#### TASK INSTRUCTIONS
Copy the listing below in full and skip every picture.

#### MATERIALS PROVIDED
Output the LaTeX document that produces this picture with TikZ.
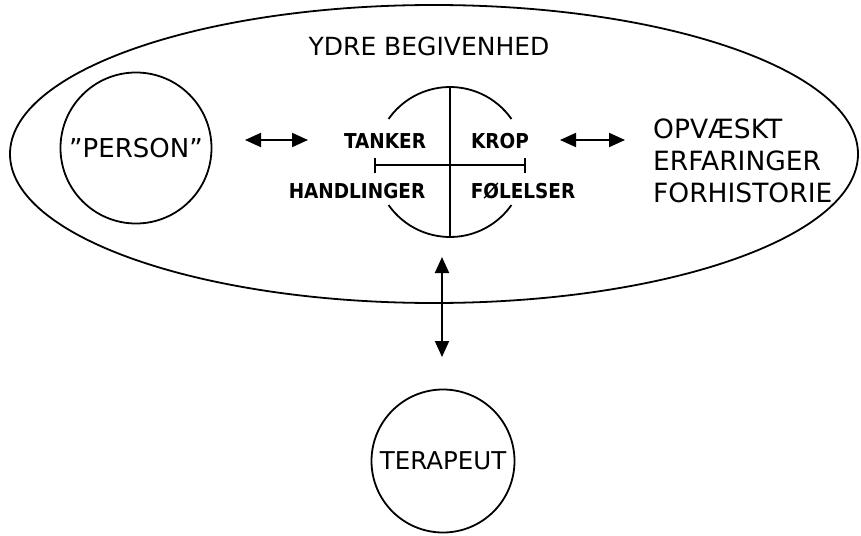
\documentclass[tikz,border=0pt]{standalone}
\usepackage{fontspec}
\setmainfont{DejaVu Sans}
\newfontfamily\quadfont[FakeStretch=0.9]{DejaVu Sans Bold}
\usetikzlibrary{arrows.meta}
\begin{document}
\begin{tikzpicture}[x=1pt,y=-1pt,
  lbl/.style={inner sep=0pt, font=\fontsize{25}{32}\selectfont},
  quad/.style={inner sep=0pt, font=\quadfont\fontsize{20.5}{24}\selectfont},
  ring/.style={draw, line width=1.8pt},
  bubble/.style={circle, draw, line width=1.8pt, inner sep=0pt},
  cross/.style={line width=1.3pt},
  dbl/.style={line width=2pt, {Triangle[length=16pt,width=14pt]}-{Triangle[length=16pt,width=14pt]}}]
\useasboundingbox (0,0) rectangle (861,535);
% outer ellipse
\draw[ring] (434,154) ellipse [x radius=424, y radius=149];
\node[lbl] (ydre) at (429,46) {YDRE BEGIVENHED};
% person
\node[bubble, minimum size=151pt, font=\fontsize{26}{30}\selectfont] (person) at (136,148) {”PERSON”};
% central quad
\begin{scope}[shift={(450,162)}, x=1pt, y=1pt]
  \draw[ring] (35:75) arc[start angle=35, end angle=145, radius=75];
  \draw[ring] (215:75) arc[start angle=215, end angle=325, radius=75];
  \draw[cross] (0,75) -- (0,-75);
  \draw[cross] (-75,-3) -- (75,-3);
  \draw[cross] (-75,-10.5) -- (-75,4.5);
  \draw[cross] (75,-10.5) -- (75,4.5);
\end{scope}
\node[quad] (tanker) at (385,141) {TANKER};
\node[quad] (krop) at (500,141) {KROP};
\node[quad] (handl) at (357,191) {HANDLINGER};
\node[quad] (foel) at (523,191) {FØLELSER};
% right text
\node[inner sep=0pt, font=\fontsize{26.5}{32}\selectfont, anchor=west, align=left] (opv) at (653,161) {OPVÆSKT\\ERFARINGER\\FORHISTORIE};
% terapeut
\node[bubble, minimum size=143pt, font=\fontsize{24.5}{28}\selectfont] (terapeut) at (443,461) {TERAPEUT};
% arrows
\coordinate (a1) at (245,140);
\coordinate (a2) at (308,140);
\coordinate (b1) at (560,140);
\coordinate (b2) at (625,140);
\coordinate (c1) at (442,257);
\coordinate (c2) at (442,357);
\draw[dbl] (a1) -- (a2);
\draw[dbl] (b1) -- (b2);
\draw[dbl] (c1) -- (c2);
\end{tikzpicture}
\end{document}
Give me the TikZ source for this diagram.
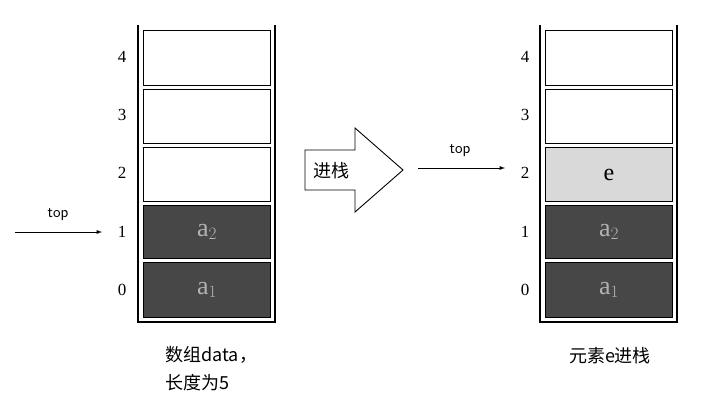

#### TASK RESPONSE
Output the LaTeX document that produces this picture with TikZ.
\documentclass[tikz,border=0pt]{standalone}
\usepackage{fontspec}
\setmainfont{DejaVu Sans}
\newfontfamily\quadfont[FakeStretch=0.9]{DejaVu Sans Bold}
\usetikzlibrary{arrows.meta}
\begin{document}
\begin{tikzpicture}[x=1pt,y=-1pt,
  lbl/.style={inner sep=0pt, font=\fontsize{25}{32}\selectfont},
  quad/.style={inner sep=0pt, font=\quadfont\fontsize{20.5}{24}\selectfont},
  ring/.style={draw, line width=1.8pt},
  bubble/.style={circle, draw, line width=1.8pt, inner sep=0pt},
  cross/.style={line width=1.3pt},
  dbl/.style={line width=2pt, {Triangle[length=16pt,width=14pt]}-{Triangle[length=16pt,width=14pt]}}]
\useasboundingbox (0,0) rectangle (861,535);
% outer ellipse
\draw[ring] (434,154) ellipse [x radius=424, y radius=149];
\node[lbl] (ydre) at (429,46) {YDRE BEGIVENHED};
% person
\node[bubble, minimum size=151pt, font=\fontsize{26}{30}\selectfont] (person) at (136,148) {”PERSON”};
% central quad
\begin{scope}[shift={(450,162)}, x=1pt, y=1pt]
  \draw[ring] (35:75) arc[start angle=35, end angle=145, radius=75];
  \draw[ring] (215:75) arc[start angle=215, end angle=325, radius=75];
  \draw[cross] (0,75) -- (0,-75);
  \draw[cross] (-75,-3) -- (75,-3);
  \draw[cross] (-75,-10.5) -- (-75,4.5);
  \draw[cross] (75,-10.5) -- (75,4.5);
\end{scope}
\node[quad] (tanker) at (385,141) {TANKER};
\node[quad] (krop) at (500,141) {KROP};
\node[quad] (handl) at (357,191) {HANDLINGER};
\node[quad] (foel) at (523,191) {FØLELSER};
% right text
\node[inner sep=0pt, font=\fontsize{26.5}{32}\selectfont, anchor=west, align=left] (opv) at (653,161) {OPVÆSKT\\ERFARINGER\\FORHISTORIE};
% terapeut
\node[bubble, minimum size=143pt, font=\fontsize{24.5}{28}\selectfont] (terapeut) at (443,461) {TERAPEUT};
% arrows
\coordinate (a1) at (245,140);
\coordinate (a2) at (308,140);
\coordinate (b1) at (560,140);
\coordinate (b2) at (625,140);
\coordinate (c1) at (442,257);
\coordinate (c2) at (442,357);
\draw[dbl] (a1) -- (a2);
\draw[dbl] (b1) -- (b2);
\draw[dbl] (c1) -- (c2);
\end{tikzpicture}
\end{document}
Give me the TikZ source for this diagram.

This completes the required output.